┏━━
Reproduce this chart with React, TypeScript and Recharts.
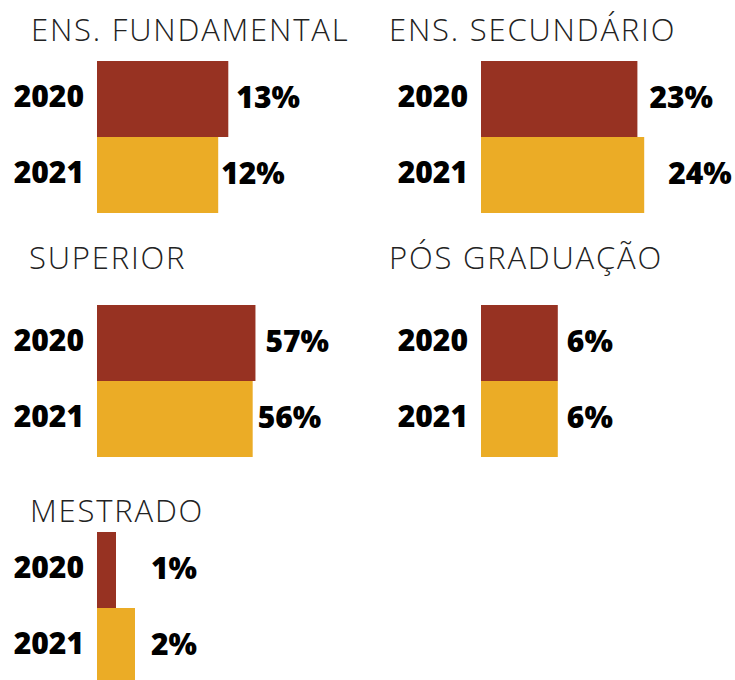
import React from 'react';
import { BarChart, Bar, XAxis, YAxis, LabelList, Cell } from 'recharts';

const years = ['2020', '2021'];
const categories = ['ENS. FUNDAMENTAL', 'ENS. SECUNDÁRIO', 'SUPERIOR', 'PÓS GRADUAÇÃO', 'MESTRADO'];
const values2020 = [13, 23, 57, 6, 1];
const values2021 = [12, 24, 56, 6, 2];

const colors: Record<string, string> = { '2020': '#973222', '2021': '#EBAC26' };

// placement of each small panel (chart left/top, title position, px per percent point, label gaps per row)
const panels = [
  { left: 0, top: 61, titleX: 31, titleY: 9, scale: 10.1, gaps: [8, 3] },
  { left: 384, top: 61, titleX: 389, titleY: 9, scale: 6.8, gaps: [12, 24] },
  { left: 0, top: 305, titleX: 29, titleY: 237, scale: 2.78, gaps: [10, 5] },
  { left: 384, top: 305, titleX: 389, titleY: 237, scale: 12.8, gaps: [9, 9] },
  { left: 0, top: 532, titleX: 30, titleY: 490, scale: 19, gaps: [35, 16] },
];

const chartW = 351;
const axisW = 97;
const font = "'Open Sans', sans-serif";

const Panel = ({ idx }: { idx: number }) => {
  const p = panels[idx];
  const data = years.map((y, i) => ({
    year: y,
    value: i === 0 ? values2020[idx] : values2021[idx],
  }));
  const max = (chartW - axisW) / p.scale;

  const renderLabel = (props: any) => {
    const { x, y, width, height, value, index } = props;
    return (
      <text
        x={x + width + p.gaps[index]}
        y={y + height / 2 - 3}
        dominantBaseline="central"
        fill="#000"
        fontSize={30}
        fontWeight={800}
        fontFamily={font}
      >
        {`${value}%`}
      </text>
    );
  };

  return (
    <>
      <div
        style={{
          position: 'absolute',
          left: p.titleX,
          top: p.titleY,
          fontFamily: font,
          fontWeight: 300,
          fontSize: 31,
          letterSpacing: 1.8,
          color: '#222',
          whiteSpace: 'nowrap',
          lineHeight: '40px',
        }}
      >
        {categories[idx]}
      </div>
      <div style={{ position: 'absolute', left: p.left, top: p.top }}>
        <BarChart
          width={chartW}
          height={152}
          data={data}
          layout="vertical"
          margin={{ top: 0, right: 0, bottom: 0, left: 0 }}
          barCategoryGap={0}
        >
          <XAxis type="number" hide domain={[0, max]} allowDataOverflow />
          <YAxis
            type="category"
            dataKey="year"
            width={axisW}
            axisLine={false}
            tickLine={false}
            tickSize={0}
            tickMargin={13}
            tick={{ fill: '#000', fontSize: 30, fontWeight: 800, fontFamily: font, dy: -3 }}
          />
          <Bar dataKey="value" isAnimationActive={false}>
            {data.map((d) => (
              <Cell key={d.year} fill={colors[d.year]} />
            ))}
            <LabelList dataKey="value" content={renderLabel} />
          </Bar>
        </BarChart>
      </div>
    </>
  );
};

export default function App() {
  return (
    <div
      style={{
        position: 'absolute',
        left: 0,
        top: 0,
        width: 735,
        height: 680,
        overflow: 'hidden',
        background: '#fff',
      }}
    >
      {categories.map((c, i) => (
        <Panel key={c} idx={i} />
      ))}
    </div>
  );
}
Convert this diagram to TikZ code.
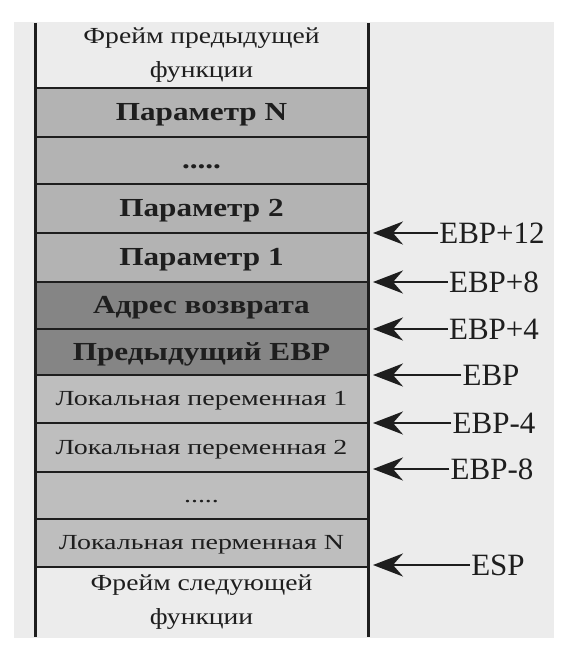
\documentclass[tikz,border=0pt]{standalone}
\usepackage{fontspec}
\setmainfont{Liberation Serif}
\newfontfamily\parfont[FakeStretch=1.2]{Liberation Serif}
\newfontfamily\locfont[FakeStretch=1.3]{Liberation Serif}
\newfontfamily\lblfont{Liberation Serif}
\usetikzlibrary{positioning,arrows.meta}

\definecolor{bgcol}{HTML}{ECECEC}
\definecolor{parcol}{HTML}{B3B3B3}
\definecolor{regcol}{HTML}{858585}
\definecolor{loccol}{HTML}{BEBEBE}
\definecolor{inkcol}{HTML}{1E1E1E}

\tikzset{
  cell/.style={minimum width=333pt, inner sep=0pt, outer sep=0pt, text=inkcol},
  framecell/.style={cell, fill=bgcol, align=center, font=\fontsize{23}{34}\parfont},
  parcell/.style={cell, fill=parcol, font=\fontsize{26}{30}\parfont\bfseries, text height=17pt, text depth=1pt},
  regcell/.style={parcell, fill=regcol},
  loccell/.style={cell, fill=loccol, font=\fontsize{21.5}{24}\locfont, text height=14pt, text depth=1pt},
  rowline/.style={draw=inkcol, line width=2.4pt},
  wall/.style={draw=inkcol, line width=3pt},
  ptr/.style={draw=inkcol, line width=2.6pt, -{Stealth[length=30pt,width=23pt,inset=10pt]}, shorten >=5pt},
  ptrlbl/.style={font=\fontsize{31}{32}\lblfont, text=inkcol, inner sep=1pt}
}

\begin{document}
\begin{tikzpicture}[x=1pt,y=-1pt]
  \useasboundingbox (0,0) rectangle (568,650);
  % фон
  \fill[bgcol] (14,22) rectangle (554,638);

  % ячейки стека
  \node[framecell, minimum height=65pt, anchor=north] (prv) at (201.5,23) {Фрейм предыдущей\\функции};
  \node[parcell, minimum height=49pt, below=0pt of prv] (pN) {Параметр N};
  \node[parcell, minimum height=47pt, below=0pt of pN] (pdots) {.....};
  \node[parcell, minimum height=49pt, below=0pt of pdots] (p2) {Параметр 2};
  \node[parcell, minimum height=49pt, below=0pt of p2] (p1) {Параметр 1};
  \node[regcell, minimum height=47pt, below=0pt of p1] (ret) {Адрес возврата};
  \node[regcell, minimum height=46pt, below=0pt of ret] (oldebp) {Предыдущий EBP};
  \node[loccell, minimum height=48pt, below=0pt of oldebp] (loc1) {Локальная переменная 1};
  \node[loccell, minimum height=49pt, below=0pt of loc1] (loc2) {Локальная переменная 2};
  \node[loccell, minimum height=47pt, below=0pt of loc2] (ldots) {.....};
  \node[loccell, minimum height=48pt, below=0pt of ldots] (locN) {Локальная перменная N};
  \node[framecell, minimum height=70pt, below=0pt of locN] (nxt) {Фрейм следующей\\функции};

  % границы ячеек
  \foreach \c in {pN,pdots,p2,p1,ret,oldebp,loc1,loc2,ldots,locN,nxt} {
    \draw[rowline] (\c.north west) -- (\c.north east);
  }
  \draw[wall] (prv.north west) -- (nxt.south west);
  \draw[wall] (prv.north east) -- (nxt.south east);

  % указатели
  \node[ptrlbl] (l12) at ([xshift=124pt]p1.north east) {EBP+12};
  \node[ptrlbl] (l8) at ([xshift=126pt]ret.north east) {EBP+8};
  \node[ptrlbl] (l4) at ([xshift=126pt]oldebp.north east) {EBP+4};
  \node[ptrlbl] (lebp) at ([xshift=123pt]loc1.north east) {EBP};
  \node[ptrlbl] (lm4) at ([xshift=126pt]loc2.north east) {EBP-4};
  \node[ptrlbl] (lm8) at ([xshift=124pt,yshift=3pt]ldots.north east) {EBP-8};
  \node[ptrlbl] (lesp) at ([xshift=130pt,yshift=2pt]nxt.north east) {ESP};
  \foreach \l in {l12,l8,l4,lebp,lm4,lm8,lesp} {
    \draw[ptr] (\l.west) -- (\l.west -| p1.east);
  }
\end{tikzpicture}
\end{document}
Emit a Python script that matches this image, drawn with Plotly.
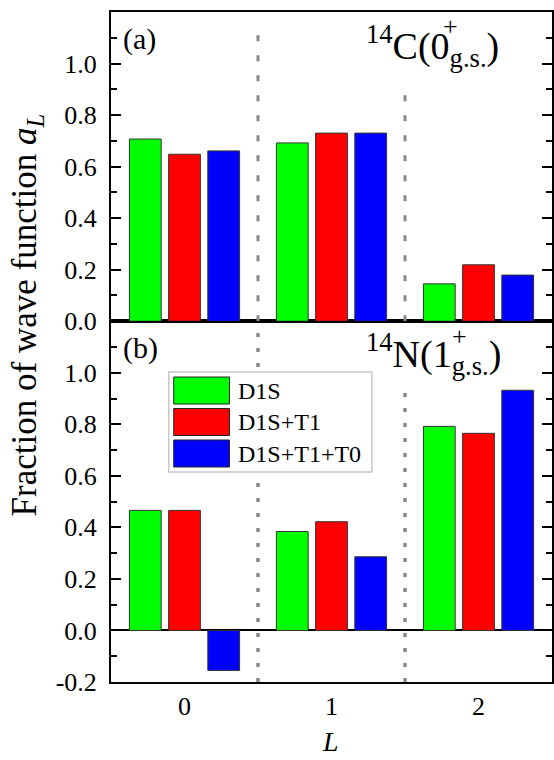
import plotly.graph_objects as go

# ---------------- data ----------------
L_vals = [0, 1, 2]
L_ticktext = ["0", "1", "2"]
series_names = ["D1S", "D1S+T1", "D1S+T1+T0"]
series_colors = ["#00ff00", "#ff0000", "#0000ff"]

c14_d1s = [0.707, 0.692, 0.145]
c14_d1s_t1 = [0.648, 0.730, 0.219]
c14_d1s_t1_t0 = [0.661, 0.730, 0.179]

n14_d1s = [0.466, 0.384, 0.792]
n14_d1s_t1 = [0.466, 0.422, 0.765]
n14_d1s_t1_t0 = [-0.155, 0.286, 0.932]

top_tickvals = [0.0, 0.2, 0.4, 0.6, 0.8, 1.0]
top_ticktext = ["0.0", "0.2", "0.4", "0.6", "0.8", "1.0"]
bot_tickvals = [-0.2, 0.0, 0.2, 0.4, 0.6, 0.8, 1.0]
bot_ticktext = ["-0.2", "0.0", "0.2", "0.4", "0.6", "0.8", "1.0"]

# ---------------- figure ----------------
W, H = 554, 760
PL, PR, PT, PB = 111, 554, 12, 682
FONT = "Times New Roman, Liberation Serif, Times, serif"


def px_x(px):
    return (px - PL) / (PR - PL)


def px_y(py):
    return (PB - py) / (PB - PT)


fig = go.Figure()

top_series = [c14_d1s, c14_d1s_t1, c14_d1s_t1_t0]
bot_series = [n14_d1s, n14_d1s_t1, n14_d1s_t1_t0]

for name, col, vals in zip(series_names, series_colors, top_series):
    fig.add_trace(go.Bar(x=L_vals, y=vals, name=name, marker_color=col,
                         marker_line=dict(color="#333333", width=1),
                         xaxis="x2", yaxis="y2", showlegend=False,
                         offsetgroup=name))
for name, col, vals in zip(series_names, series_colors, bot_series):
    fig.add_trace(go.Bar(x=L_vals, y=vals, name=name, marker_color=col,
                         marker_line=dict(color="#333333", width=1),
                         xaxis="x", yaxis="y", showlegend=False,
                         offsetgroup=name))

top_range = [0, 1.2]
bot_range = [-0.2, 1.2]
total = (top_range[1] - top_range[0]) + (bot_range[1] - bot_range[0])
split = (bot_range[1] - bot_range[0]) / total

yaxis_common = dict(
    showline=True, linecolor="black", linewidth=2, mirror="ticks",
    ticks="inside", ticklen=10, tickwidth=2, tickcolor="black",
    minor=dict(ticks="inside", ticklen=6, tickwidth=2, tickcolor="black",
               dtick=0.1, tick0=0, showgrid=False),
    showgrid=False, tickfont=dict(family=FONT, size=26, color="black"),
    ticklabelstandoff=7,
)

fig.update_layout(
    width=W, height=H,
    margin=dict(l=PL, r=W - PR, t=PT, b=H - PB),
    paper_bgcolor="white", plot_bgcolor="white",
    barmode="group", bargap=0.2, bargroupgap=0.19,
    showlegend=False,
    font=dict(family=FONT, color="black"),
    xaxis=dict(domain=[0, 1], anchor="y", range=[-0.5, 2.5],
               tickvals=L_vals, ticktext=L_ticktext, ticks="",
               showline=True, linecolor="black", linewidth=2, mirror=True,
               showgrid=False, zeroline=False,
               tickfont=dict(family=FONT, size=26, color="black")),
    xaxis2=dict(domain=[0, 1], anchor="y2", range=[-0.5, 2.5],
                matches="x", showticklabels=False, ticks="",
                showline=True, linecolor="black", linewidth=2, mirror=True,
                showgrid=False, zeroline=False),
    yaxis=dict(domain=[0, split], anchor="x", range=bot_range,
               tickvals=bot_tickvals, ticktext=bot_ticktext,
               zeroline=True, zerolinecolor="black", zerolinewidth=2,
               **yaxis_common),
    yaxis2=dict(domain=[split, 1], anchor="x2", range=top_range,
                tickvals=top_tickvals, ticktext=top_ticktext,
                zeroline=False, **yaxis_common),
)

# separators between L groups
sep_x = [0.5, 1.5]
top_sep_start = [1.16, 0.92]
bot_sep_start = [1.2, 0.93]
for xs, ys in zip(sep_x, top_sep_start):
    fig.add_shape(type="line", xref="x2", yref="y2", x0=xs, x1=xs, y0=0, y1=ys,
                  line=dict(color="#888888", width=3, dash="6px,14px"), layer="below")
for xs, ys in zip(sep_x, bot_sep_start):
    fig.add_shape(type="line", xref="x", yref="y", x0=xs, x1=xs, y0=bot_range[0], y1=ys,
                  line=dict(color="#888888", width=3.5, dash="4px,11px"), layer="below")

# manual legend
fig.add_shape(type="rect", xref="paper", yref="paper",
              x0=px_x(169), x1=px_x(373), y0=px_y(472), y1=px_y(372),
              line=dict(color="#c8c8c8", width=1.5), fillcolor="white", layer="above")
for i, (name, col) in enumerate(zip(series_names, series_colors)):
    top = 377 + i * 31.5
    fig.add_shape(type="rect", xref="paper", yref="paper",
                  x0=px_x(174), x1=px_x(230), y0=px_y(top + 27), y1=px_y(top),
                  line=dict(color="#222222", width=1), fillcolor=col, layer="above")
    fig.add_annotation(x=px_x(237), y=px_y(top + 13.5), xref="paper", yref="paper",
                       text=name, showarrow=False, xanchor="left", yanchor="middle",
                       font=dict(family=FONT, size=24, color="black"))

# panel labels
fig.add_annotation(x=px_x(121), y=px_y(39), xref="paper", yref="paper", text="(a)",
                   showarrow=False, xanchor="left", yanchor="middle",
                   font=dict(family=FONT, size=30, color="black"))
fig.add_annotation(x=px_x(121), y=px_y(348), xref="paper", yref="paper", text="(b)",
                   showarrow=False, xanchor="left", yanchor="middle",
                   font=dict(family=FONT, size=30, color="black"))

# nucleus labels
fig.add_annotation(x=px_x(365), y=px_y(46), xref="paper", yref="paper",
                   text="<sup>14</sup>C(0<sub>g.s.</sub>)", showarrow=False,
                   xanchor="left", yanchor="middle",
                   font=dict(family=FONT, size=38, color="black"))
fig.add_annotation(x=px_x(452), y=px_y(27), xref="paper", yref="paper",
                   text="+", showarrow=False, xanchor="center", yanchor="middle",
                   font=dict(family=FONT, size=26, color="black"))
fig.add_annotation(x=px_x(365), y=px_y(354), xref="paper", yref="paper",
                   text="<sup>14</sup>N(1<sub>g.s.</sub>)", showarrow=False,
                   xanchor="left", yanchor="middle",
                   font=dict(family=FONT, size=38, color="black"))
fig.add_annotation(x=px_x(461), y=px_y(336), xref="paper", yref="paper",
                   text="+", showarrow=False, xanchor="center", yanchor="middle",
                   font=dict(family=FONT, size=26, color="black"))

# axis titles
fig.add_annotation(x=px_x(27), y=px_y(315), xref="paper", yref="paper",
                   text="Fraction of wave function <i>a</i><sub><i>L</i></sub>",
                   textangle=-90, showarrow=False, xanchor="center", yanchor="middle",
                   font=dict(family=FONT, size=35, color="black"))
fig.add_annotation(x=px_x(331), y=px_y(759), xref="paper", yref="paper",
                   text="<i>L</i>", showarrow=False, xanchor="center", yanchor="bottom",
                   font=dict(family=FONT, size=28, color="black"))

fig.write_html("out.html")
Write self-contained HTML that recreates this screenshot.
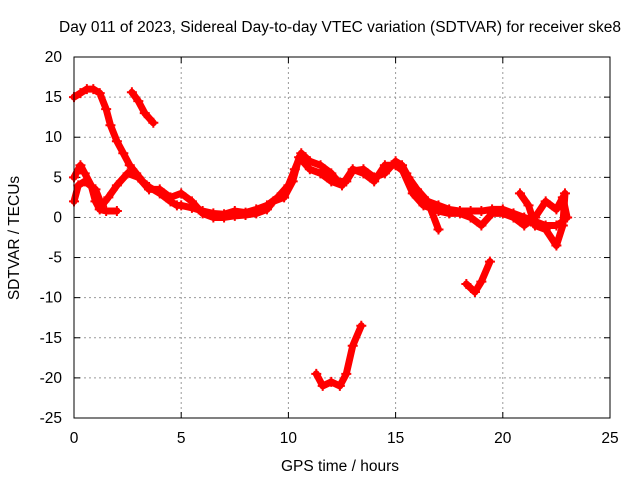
┗━━
From the listing, copy every line where the string "matches" appears.

Emit a Python script that matches this image, drawn with Plotly.
                matches="x", showticklabels=False, ticks="",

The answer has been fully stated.